TASK INPUT:
****************************************

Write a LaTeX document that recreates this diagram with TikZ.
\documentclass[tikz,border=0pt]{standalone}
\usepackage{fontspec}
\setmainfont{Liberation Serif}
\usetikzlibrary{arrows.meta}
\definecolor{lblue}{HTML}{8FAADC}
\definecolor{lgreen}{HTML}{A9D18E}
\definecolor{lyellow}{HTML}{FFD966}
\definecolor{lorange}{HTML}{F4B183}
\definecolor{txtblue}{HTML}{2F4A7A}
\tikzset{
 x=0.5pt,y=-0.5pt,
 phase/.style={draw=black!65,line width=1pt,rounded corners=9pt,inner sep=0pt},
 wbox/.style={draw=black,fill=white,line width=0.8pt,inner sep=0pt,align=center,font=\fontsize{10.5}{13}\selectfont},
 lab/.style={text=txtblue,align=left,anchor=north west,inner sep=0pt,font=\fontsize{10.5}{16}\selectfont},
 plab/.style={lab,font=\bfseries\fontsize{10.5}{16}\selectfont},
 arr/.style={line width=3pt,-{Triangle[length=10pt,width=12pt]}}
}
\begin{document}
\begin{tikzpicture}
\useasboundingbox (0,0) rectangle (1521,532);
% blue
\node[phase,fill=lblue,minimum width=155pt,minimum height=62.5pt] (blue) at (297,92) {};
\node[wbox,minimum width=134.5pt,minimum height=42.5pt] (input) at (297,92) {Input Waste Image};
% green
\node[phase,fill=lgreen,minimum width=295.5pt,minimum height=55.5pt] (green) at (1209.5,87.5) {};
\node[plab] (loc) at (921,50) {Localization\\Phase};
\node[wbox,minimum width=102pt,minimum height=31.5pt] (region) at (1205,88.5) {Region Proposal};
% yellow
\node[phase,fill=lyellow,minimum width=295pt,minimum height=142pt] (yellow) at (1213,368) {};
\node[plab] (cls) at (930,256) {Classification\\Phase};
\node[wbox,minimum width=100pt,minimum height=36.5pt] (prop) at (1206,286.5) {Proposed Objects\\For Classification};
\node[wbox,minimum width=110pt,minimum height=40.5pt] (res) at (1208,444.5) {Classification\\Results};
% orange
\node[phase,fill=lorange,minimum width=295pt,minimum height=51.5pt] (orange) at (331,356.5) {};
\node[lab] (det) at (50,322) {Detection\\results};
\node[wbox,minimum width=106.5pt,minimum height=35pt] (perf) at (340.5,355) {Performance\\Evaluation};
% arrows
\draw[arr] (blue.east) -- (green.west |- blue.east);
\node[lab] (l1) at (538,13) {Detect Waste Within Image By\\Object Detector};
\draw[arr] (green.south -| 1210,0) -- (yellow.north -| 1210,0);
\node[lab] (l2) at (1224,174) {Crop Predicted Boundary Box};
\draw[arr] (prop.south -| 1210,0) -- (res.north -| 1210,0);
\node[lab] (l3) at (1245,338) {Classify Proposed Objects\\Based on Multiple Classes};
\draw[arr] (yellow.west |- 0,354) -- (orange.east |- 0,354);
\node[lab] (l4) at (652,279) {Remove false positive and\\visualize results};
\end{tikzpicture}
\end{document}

****************************************

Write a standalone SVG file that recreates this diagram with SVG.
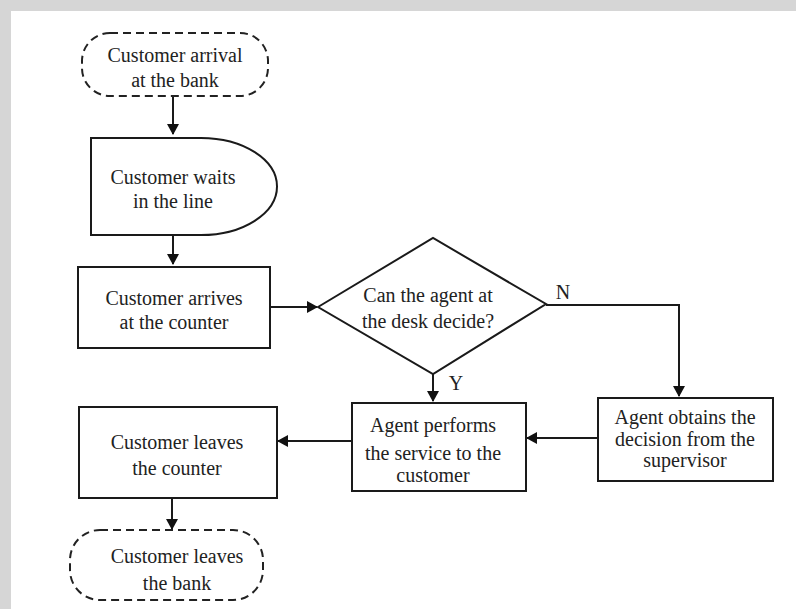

****************************************

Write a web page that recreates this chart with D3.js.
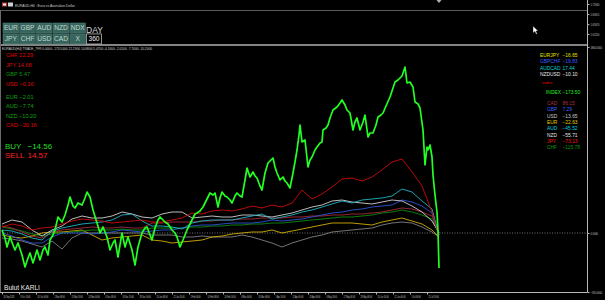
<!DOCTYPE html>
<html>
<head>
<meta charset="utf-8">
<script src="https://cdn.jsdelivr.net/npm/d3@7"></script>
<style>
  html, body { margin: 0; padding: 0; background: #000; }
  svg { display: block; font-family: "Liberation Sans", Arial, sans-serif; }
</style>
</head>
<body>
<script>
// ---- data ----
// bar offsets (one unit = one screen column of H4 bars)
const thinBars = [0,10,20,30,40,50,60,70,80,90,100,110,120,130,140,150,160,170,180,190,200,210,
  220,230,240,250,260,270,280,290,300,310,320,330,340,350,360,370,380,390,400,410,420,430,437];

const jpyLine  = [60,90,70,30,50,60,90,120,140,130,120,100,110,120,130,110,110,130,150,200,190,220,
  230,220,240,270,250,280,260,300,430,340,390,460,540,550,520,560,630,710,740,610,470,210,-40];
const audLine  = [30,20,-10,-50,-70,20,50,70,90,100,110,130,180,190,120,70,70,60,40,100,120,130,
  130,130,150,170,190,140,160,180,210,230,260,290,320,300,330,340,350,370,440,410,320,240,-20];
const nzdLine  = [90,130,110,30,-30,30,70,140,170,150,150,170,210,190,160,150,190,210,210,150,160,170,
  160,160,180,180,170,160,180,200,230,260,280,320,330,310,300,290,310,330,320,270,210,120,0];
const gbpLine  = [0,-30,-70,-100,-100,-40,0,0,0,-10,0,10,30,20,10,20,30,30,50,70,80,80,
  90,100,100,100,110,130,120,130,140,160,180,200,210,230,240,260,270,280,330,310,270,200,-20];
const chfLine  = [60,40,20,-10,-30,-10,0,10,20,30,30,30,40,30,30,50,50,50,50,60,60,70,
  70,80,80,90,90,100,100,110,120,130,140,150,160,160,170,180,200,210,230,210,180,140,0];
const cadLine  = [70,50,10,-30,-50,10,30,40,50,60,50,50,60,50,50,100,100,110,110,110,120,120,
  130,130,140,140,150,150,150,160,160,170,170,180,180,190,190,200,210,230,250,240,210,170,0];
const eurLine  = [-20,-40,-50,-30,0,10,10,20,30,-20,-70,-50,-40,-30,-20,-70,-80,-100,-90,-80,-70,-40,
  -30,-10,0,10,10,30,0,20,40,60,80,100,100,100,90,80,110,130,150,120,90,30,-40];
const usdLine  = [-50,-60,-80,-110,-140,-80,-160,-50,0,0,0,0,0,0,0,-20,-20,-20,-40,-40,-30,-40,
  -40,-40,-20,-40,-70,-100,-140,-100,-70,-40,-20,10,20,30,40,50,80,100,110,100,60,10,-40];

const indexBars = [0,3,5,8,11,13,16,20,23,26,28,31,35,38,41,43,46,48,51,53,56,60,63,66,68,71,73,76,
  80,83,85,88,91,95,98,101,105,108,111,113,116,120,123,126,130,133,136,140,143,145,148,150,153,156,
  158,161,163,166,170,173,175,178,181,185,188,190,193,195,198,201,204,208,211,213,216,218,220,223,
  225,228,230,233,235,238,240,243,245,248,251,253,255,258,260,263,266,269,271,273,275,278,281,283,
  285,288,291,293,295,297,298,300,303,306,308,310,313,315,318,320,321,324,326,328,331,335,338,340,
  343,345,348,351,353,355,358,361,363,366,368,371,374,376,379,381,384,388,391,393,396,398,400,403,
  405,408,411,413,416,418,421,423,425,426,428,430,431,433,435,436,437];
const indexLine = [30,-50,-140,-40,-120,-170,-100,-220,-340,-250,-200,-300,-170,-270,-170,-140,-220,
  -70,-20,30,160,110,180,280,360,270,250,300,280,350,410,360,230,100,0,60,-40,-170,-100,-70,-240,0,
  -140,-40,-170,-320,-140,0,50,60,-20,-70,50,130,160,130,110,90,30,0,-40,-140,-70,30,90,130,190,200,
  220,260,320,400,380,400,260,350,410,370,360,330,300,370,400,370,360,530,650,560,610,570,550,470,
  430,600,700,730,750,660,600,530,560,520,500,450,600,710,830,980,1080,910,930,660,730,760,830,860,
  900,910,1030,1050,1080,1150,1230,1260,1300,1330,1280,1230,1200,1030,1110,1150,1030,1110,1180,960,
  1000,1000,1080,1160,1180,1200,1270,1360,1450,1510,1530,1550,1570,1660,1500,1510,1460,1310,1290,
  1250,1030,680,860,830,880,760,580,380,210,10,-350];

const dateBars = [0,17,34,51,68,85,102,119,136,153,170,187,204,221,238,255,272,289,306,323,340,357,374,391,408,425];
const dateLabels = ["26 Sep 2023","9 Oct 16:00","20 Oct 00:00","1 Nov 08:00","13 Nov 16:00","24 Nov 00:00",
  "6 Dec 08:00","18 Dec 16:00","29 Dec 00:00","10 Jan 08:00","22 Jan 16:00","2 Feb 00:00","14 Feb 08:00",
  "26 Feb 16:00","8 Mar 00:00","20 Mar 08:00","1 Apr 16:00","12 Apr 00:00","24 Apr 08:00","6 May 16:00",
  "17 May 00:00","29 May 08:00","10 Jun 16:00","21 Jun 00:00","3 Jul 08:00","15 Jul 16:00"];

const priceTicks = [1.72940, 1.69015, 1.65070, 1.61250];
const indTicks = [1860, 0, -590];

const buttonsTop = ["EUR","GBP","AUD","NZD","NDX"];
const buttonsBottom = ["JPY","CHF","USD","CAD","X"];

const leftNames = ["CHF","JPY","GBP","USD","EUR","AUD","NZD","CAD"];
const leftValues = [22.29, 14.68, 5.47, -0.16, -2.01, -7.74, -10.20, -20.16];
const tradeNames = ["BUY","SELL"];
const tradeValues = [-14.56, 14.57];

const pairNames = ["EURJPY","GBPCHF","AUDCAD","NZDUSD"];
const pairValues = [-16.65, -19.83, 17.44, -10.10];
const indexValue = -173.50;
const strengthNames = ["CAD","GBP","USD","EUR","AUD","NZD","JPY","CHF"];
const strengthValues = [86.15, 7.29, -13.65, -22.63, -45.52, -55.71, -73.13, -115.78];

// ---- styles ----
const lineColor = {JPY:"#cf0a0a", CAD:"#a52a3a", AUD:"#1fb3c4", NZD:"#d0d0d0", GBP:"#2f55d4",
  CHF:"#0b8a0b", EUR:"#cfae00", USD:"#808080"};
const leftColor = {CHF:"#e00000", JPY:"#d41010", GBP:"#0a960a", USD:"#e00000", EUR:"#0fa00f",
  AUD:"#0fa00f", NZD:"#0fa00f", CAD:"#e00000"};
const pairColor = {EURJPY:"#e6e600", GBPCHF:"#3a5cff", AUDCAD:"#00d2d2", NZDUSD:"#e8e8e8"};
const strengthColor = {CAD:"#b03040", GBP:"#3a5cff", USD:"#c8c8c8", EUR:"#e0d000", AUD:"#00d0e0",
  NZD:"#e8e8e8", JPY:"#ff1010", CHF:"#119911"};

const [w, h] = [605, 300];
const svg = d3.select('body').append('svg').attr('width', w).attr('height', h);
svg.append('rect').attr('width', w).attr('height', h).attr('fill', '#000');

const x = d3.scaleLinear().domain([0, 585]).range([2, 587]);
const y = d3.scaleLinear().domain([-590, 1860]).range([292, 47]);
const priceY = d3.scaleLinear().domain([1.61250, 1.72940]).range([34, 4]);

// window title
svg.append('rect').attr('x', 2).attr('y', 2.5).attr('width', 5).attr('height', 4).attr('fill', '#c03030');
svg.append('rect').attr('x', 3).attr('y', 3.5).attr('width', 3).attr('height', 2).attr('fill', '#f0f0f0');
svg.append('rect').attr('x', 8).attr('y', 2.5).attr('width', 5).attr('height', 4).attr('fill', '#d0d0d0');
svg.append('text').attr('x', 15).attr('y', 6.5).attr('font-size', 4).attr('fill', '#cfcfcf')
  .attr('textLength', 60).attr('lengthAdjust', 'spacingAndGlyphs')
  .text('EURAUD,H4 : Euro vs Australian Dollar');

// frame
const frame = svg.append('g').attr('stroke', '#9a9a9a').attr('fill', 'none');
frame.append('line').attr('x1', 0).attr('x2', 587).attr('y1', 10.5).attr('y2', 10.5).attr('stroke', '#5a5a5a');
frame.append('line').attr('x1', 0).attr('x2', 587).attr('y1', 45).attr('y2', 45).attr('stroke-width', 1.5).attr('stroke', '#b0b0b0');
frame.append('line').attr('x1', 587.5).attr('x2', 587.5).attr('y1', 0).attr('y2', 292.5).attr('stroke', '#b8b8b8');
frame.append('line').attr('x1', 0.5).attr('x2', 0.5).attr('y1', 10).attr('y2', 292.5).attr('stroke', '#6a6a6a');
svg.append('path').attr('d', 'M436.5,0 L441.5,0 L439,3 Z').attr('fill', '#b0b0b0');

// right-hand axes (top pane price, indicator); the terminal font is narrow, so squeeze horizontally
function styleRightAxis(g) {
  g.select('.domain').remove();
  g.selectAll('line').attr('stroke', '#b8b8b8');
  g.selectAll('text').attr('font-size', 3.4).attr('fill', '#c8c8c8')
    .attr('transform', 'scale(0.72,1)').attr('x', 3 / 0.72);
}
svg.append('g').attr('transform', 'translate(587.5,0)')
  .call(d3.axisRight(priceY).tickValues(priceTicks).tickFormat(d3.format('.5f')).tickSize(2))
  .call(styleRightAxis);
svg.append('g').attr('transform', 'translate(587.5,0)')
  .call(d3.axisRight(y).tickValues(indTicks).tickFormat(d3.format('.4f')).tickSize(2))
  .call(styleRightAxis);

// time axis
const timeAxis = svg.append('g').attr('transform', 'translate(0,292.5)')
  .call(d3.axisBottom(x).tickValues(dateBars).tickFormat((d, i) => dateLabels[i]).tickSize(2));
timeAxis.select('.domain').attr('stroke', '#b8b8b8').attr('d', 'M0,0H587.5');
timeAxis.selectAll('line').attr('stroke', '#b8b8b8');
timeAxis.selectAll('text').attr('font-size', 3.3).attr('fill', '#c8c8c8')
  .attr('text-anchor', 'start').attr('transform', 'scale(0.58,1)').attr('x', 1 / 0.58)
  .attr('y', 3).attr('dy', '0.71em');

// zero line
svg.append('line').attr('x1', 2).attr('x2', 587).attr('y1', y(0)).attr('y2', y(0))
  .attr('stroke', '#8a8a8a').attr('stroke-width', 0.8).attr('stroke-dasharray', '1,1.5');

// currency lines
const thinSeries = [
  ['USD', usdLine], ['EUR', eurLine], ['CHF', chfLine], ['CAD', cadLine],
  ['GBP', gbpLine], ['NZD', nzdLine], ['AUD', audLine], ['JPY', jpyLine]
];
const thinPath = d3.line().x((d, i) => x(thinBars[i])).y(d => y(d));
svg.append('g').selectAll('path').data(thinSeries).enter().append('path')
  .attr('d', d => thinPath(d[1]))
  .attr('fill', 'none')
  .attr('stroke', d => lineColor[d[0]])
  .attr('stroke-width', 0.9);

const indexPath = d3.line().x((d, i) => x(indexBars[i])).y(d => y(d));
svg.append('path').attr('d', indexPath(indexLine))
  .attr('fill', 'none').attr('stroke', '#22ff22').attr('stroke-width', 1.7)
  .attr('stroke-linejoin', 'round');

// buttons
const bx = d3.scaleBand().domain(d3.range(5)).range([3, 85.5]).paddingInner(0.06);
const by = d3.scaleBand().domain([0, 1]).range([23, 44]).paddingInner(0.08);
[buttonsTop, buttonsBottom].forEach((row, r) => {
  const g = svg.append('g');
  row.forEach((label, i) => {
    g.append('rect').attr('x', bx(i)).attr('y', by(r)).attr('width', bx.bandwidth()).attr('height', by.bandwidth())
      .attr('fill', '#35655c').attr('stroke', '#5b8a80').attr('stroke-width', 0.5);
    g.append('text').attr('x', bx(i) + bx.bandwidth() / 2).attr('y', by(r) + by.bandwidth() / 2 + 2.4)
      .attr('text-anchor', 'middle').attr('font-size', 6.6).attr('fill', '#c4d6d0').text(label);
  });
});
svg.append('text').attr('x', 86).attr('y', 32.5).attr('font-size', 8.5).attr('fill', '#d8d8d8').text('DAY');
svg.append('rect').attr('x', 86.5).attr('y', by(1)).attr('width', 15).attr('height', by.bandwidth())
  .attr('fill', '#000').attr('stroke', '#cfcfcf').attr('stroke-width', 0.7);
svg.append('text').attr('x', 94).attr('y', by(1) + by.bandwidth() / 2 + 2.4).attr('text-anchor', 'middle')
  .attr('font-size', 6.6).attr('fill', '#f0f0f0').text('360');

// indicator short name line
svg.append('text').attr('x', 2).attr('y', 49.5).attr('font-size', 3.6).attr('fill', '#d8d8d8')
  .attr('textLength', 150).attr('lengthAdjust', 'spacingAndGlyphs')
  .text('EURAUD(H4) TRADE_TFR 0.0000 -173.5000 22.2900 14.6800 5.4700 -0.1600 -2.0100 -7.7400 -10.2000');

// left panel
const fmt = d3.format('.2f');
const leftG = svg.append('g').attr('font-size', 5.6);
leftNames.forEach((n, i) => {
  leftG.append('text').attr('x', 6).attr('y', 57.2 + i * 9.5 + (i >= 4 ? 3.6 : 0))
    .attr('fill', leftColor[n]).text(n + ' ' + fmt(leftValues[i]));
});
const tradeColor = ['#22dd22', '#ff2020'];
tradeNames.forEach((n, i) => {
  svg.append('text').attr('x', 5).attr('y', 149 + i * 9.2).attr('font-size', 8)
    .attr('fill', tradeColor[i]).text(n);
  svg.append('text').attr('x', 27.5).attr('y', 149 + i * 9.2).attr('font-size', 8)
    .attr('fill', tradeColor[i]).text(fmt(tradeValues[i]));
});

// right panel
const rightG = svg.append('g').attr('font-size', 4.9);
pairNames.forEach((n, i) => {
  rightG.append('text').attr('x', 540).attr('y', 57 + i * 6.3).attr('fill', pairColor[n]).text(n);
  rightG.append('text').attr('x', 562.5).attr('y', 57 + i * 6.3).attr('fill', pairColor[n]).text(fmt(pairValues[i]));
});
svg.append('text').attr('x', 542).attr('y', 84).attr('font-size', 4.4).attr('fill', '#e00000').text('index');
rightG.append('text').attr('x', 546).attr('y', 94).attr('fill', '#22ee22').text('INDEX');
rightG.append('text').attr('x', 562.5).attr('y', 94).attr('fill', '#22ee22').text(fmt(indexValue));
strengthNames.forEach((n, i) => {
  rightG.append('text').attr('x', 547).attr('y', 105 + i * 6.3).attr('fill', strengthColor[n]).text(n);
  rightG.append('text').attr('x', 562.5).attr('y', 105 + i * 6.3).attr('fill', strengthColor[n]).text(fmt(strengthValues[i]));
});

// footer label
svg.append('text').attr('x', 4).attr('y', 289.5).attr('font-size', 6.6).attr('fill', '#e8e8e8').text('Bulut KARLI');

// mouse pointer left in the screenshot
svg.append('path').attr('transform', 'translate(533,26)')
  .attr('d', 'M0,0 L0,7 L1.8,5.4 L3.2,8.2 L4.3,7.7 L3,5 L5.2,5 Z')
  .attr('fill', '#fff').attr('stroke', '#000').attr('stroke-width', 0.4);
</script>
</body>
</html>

****************************************

TASK INSTRUCTIONS: Above are the records. Copy every line in them holding "that".

TASK OUTPUT:
Write a LaTeX document that recreates this diagram with TikZ.
Write a standalone SVG file that recreates this diagram with SVG.
Write a web page that recreates this chart with D3.js.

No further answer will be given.